Reproduce the lines of the material exactly, excluding every image.

━━━ DATA BLOCK

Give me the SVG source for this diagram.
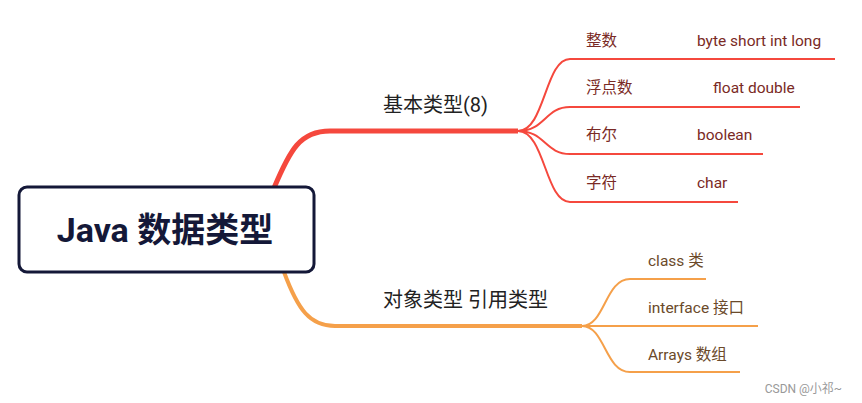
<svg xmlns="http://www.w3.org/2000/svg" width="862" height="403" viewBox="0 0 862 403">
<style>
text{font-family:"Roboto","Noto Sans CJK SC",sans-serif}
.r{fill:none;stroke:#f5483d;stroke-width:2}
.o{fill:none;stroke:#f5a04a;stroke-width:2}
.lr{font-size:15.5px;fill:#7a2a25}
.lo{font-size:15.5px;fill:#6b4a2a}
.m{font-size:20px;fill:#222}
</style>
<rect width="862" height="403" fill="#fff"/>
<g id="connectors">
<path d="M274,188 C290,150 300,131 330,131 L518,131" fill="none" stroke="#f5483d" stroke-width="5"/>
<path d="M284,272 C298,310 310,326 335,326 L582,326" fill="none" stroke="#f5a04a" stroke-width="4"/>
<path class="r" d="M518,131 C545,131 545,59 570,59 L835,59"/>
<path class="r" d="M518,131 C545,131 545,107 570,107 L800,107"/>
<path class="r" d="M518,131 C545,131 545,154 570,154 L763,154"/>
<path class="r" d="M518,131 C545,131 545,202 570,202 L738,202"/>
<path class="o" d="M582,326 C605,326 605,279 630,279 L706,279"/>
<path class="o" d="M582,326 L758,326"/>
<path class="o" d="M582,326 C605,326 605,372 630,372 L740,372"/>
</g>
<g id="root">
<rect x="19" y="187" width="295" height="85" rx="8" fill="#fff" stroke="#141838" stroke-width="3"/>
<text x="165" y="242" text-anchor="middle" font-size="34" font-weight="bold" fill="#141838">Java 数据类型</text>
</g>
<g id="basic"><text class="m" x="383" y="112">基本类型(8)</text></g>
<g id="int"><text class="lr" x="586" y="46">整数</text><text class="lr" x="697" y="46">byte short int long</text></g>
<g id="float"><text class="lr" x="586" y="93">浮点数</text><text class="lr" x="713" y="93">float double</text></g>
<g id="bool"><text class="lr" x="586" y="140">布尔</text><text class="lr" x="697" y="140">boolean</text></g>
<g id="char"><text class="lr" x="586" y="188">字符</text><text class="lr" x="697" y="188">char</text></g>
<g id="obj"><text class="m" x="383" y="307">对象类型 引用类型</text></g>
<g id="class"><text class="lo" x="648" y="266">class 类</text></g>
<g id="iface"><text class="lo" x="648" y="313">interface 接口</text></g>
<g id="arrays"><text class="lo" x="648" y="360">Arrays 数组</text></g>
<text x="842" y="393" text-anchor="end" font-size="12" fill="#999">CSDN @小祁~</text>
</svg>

━━━━━━

- **RESPONSE TO THE TASK**
Give me the SVG source for this diagram.
<svg xmlns="http://www.w3.org/2000/svg" width="862" height="403" viewBox="0 0 862 403">
<style>
text{font-family:"Roboto","Noto Sans CJK SC",sans-serif}
.r{fill:none;stroke:#f5483d;stroke-width:2}
.o{fill:none;stroke:#f5a04a;stroke-width:2}
.lr{font-size:15.5px;fill:#7a2a25}
.lo{font-size:15.5px;fill:#6b4a2a}
.m{font-size:20px;fill:#222}
</style>
<rect width="862" height="403" fill="#fff"/>
<g id="connectors">
<path d="M274,188 C290,150 300,131 330,131 L518,131" fill="none" stroke="#f5483d" stroke-width="5"/>
<path d="M284,272 C298,310 310,326 335,326 L582,326" fill="none" stroke="#f5a04a" stroke-width="4"/>
<path class="r" d="M518,131 C545,131 545,59 570,59 L835,59"/>
<path class="r" d="M518,131 C545,131 545,107 570,107 L800,107"/>
<path class="r" d="M518,131 C545,131 545,154 570,154 L763,154"/>
<path class="r" d="M518,131 C545,131 545,202 570,202 L738,202"/>
<path class="o" d="M582,326 C605,326 605,279 630,279 L706,279"/>
<path class="o" d="M582,326 L758,326"/>
<path class="o" d="M582,326 C605,326 605,372 630,372 L740,372"/>
</g>
<g id="root">
<rect x="19" y="187" width="295" height="85" rx="8" fill="#fff" stroke="#141838" stroke-width="3"/>
<text x="165" y="242" text-anchor="middle" font-size="34" font-weight="bold" fill="#141838">Java 数据类型</text>
</g>
<g id="basic"><text class="m" x="383" y="112">基本类型(8)</text></g>
<g id="int"><text class="lr" x="586" y="46">整数</text><text class="lr" x="697" y="46">byte short int long</text></g>
<g id="float"><text class="lr" x="586" y="93">浮点数</text><text class="lr" x="713" y="93">float double</text></g>
<g id="bool"><text class="lr" x="586" y="140">布尔</text><text class="lr" x="697" y="140">boolean</text></g>
<g id="char"><text class="lr" x="586" y="188">字符</text><text class="lr" x="697" y="188">char</text></g>
<g id="obj"><text class="m" x="383" y="307">对象类型 引用类型</text></g>
<g id="class"><text class="lo" x="648" y="266">class 类</text></g>
<g id="iface"><text class="lo" x="648" y="313">interface 接口</text></g>
<g id="arrays"><text class="lo" x="648" y="360">Arrays 数组</text></g>
<text x="842" y="393" text-anchor="end" font-size="12" fill="#999">CSDN @小祁~</text>
</svg>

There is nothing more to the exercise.